Network World - Cisco this week is unveiling enhancements to two of its higher-end Catalyst switching lines designed to improve the products’ ability to support real-time enterprise communication and collaboration.

The enhancements include virtual switching for the Cisco Catalyst 6500 and essentially a refresh of the Catalyst 4500 line. The upgrades are intended to usher those two lines, which are long-in-the-tooth yet highly profitable for Cisco, into the world of collaboration and unified communications, applications that require higher network performance and limited downtime.

“Both of these products were developed pre-Y2K,” says Zeus Kerravala, an analyst at the Yankee Group. “Foundry’s probably had four or five product releases in that time. So you could argue that the products’ are not nearly as state-of-the-art as some of the other ones.”

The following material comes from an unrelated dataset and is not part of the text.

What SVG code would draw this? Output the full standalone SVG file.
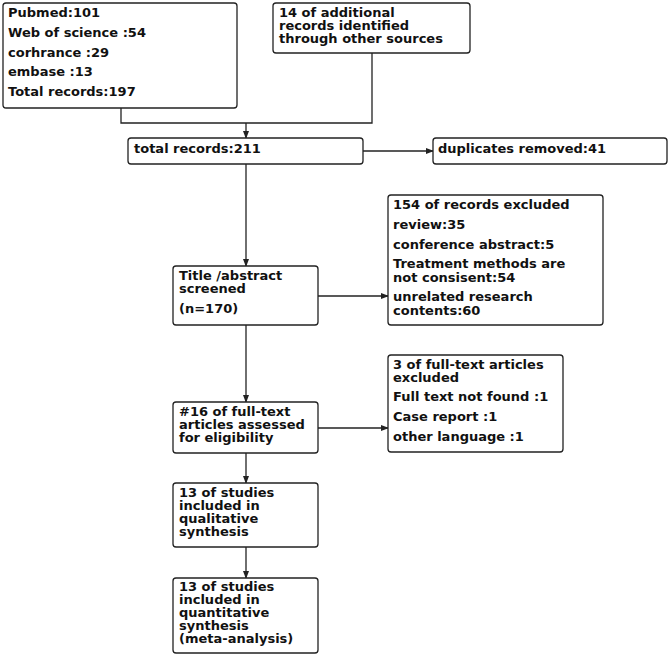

Refreshing the Catalyst 6500

The Catayst 6500 Virtual Switching System (VSS) 1440 is enabled by the new Virtual Switching Supervisor Engine 720 with integrated 10Gbps Ethernet uplinks. This capability effectively allows users to combine multiple Catalyst 6500 switches into one, thereby pooling switch bandwidth to increase performance.

“They are abstracting the physical number of devices from the logical management of those devices, which allows an enterprise to operationally streamline the management of Catalyst devices,” says Rob Whiteley, senior analyst of enterprise networking at Forrester Research. “This is critical in the data center, where switch proliferation is very difficult to manage.”

The VSS 1440, which had been expected for two years, scales system bandwidth capacity to as much as 1.44Tbps, Cisco says. It is also designed to simplify operational management by enabling multiple Catalyst 6500 switches to share a single-point of management, single routing instance and single IP address, while eliminating the dependence on Spanning Tree and “first-hop” redundancy protocols, such as Virtual Router Redundancy Protocol.

The integrated 10Gbps uplinks and higher performance hit home with the Chicago Mercantile Exchange (CME), which has a purchase order out for 30 of the enhanced switches.